Сзади Есенина шагал Кудыкин, долговязый, нескладный парень; оттопыренные уши его напоминали крылья ветряной мельницы. Длинные ноги, болтавшиеся в голенищах тяжёлых сапог, Кудыкин переставлял как-то разбросанно, неряшливо, то и дело оскользаясь, и при каждом шаге брызги мокрого снега, разлетаясь, залепляли брюки идущих рядом.
Есенин с первой же встречи невзлюбил Кудыкина прочно и навсегда. И мосластую, дылдистую его фигуру, и бледные глаза в рыжих поросячьих ресницах, и увесистые кисти рук, что высовывались из рукавов, и упорную, тупую зубрёжку, и похвалы учителей за прилежание и хорошие ответы на уроках, и то, как он жадно и неопрятно ел, засовывая в рот всю ложку до самого черенка. За то, что отец его, владелец маслобойни, навещая сына, привозил подарки учителям и особенно жаловал Волхимера...
Кудыкин отвечал ему тем же. За Кудыкина стояли и Калабухов, и Епифанов, и Яковлев, объединившиеся вокруг способного ученика Тиранова. Они считали Есенина удачливым выскочкой — ему, как им представлялось, во всём везло. Их удивляло его радостное нетерпение в любом деле, за какое бы он ни брался. Его дерзость граничила с заносчивостью. Он был самостоятелен в оценках всем и всему — иногда неверных, но безапелляционных; споры частенько разгорались, как костры, и переходили в ссоры со взаимными оскорблениями. Кудыкин с друзьями чувствовали превосходство Есенина над ними; деревенский парень, лапотник, а держится высокомерно, по-барски; одежда, вернее, одежонка всегда безукоризненно чистая, выглаженная, и носит он её с подчёркнутым изяществом, даже с форсом; в прищуренных глазах его таится презрение к ним и насмешка; в классе, на уроке, среди тишины вдруг разразится смехом, настолько непосредственным, искристым, что учителя почему-то не наказывали ученика, а сами улыбались, заражаясь его весельем; на улице девчонки-дурочки провожали его заворожёнными глазами.
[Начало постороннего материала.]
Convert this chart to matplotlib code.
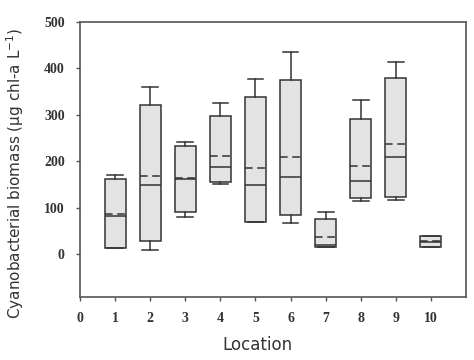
import matplotlib
matplotlib.use("Agg")
import matplotlib.pyplot as plt

locations = [1, 2, 3, 4, 5, 6, 7, 8, 9, 10]
whisker_low = [13, 9, 81, 152, 70, 68, 16, 115, 117, 16]
q1 = [13, 29, 92, 155, 70, 85, 16, 122, 123, 16]
medians = [83, 150, 163, 187, 150, 167, 19, 157, 210, 27]
means = [86, 168, 164, 212, 186, 209, 38, 191, 238, 29]
q3 = [162, 322, 232, 297, 338, 376, 75, 291, 379, 39]
whisker_high = [170, 359, 242, 325, 377, 436, 92, 333, 413, 39]

xticks = list(range(0, 11))
yticks = [0, 100, 200, 300, 400, 500]

stats = []
for i in range(len(locations)):
    stats.append(dict(whislo=whisker_low[i], q1=q1[i], med=medians[i],
                      mean=means[i], q3=q3[i], whishi=whisker_high[i], fliers=[]))

fig = plt.figure(figsize=(4.74, 3.6), dpi=100)
ax = fig.add_axes([0.169, 0.175, 0.814, 0.764])

lc = "#333333"
ax.bxp(stats, positions=locations, widths=0.6, patch_artist=True,
       showmeans=True, meanline=True, showfliers=False,
       boxprops=dict(facecolor="#e3e3e3", edgecolor=lc, linewidth=1.1),
       medianprops=dict(color=lc, linewidth=1.1),
       meanprops=dict(color=lc, linewidth=1.1, linestyle=(0, (5, 3))),
       whiskerprops=dict(color=lc, linewidth=1.1),
       capprops=dict(color=lc, linewidth=1.1),
       capwidths=0.45)

ax.set_xlim(0, 11)
ax.set_ylim(-92, 500)
ax.set_xticks(xticks)
ax.set_xticklabels([str(t) for t in xticks], family="Liberation Serif",
                   fontsize=10, fontweight="bold", color="#333333")
ax.set_yticks(yticks)
ax.set_yticklabels([str(t) for t in yticks], family="Liberation Serif",
                   fontsize=10, fontweight="bold", color="#333333")
ax.tick_params(direction="out", length=3, width=1, color="#555555", pad=8)

for s in ax.spines.values():
    s.set_color("#555555")
    s.set_linewidth(1.2)

ax.set_xlabel("Location", fontsize=12, color="#333333", family="DejaVu Sans")
ax.xaxis.set_label_coords(0.46, -0.14)
ax.set_ylabel("Cyanobacterial biomass (μg chl-a L$^{-1}$)", fontsize=11,
              color="#333333", family="DejaVu Sans")
ax.yaxis.set_label_coords(-0.14, 0.45)

fig.savefig("out.png", dpi=100)
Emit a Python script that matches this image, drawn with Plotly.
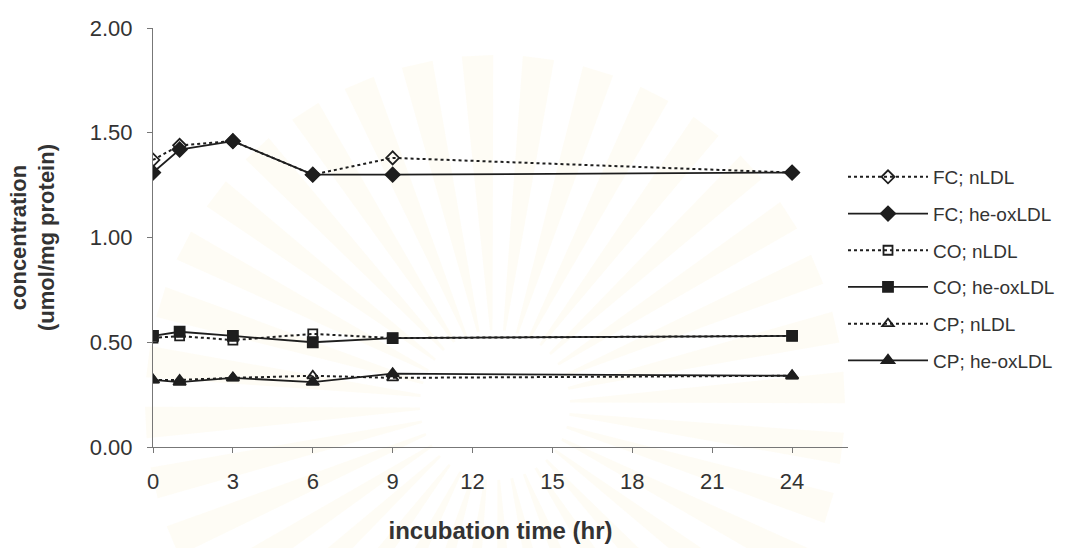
import math
import plotly.graph_objects as go

# Incubation time points (hr)
hours = [0, 1, 3, 6, 9, 24]

# Concentrations (umol/mg protein)
fc_nldl = [1.37, 1.44, 1.46, 1.30, 1.38, 1.31]
fc_heox = [1.31, 1.42, 1.46, 1.30, 1.30, 1.31]
co_nldl = [0.52, 0.53, 0.51, 0.54, 0.52, 0.53]
co_heox = [0.53, 0.55, 0.53, 0.50, 0.52, 0.53]
cp_nldl = [0.32, 0.32, 0.33, 0.34, 0.33, 0.34]
cp_heox = [0.32, 0.31, 0.33, 0.31, 0.35, 0.34]

x_ticks = [0, 3, 6, 9, 12, 15, 18, 21, 24]
y_ticks = [0.0, 0.5, 1.0, 1.5, 2.0]
y_ticktext = ["0.00", "0.50", "1.00", "1.50", "2.00"]

W, H = 1066, 548
L, R, T, B = 153, 848, 28, 447

INK = "#1e1e1e"
series = [
    ("FC; nLDL", fc_nldl, "dot", "diamond-open", 10),
    ("FC; he-oxLDL", fc_heox, "solid", "diamond", 11),
    ("CO; nLDL", co_nldl, "dot", "square-open", 9),
    ("CO; he-oxLDL", co_heox, "solid", "square", 10),
    ("CP; nLDL", cp_nldl, "dot", "triangle-up-open", 10),
    ("CP; he-oxLDL", cp_heox, "solid", "triangle-up", 11),
]

fig = go.Figure()
for i, (name, vals, dash, sym, size) in enumerate(series):
    fig.add_trace(go.Scatter(
        x=hours, y=vals, name=name, mode="lines+markers",
        legendgroup=f"g{i}",
        line=dict(color=INK, width=1.8 if dash == "solid" else 2.0, dash=dash),
        marker=dict(symbol=sym, size=size, color=INK,
                    line=dict(color=INK, width=1.8)),
    ))


# faint sunburst watermark behind the plot
def to_paper(px, py):
    return (px - L) / (R - L), (B - py) / (B - T)


cx, cy = 495, 405
shapes = []
n_rays = 36
for k in range(n_rays):
    a = 2 * math.pi * k / n_rays + 0.05
    half = 0.045
    r0, r1 = 75, 350
    pts = [
        (cx + r0 * math.cos(a - half * 0.4), cy - r0 * math.sin(a - half * 0.4)),
        (cx + r1 * math.cos(a - half), cy - r1 * math.sin(a - half)),
        (cx + r1 * math.cos(a + half), cy - r1 * math.sin(a + half)),
        (cx + r0 * math.cos(a + half * 0.4), cy - r0 * math.sin(a + half * 0.4)),
    ]
    path = "M " + " L ".join(
        "{:.4f},{:.4f}".format(*to_paper(px, py)) for px, py in pts) + " Z"
    shapes.append(dict(type="path", path=path, xref="paper", yref="paper",
                       fillcolor="rgba(245,228,160,0.10)", line=dict(width=0),
                       layer="below"))

fig.update_layout(
    width=W, height=H,
    margin=dict(l=L, r=W - R, t=T, b=H - B, pad=0, autoexpand=False),
    paper_bgcolor="white", plot_bgcolor="rgba(0,0,0,0)",
    font=dict(family="Liberation Sans, Arial, sans-serif", color="#333"),
    shapes=shapes,
    showlegend=True,
    legend=dict(
        x=(843 - L) / (R - L), xanchor="left",
        y=(B - 158) / (B - T), yanchor="top",
        font=dict(size=19, color="#333"),
        itemwidth=80, tracegroupgap=9,
        bgcolor="rgba(0,0,0,0)",
    ),
    xaxis=dict(
        range=[0, 26.1], tickvals=x_ticks, ticktext=[str(t) for t in x_ticks],
        showgrid=False, zeroline=False, showline=True, linecolor="#777",
        linewidth=1.2, ticks="outside", ticklen=5, tickcolor="#777",
        tickfont=dict(size=22, color="#333"), ticklabelstandoff=9,
        title=dict(text="<b>incubation time (hr)</b>",
                   font=dict(size=24, color="#333"), standoff=29),
    ),
    yaxis=dict(
        range=[0, 2.0], tickvals=y_ticks, ticktext=y_ticktext,
        showgrid=False, zeroline=False, showline=True, linecolor="#777",
        linewidth=1.2, ticks="outside", ticklen=5, tickcolor="#777",
        tickfont=dict(size=22, color="#333"), ticklabelstandoff=10,
        title=dict(text="<b>concentration<br>(umol/mg protein)</b>",
                   font=dict(size=22, color="#333"), standoff=28),
    ),
)

fig.write_html("out.html")
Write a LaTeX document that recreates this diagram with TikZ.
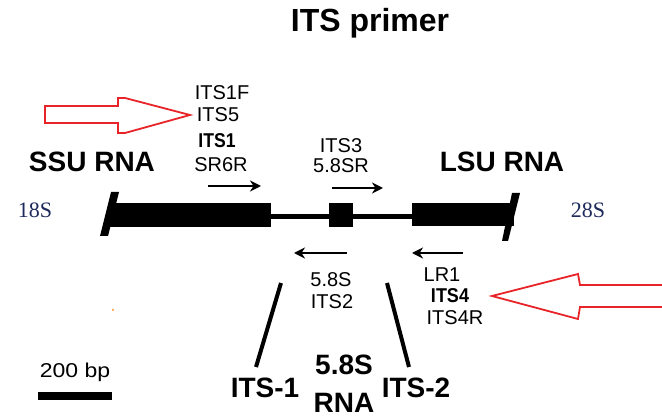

Всё это рождало у противников Есенина и зависть и озлобление, и они не упускали случая, чтобы сделать ему какую-нибудь пакость.
И сейчас, идя в церковь, он опасался подвоха со стороны Кудыкина. Не без цели же тот, оторвавшись от своих, шёл неотступно позади него, и именно в этот день, когда Есенину предстояло читать шестипсалмие[13].
Перемигнувшись с Калабуховым, Кудыкин как бы нечаянно, словно поскользнувшись, подбил Есенину ногу, отчего тот упал в лужу. Вспыхнули смешки. Есенин тут же вскочил и налетел на врага. Оба повалились в мешанину воды и снега. На помощь Кудыкину кинулся Калабухов.
Гриша Панфилов попробовал разнять их:
— Что вы делаете? Двое на одного!
Кудыкин оттолкнул его.
— Не лезь! Еле дышишь, дохляк! Тебе в могилу пора!
Обида за Гришу ослепила Есенина яростью. Он опрокинул Кудыкина на спину, сел на него верхом и бил куда попало — откуда только силы взялись!
Колонна смешалась. Учащиеся переполошились, окружили дерущихся. Волхимер, подбежав, ужаснулся: то, что он увидел, показалось ему невероятным, отвратительным, кощунственным.
— Прекратите немедленно! — сказал он, задыхаясь. — Вы с ума сошли? Господин Есенин! Слышите?!
Но Есенин ничего не слышал. Старший учитель Хитров, прибежав, велел им встать. Есенина оттащили — из нижней губы его и из носа сочилась кровь. С пальто, отлепляясь, падали желтоватые комья снега; картуз валялся в колее. Он поднял его, отряхнул, надел. Гриша платком бережно вытер с лица друга кровь.
— Что тут произошло? — спросил Хитров, сердито оглядывая противников, виноватых и жалких; они дышали возбуждённо и бурно. — Нашли время и место для забав. Хороши забавы... После службы обоим явиться ко мне и дать объяснение. И молите Бога, что вас батюшка такими не видел, было бы дело... Идите. Не задерживайтесь.
— Это — вопиющее безобразие, — проговорил Волхимер. — Это граничит с разбоем... Такие выходки нельзя оставлять безнаказанными.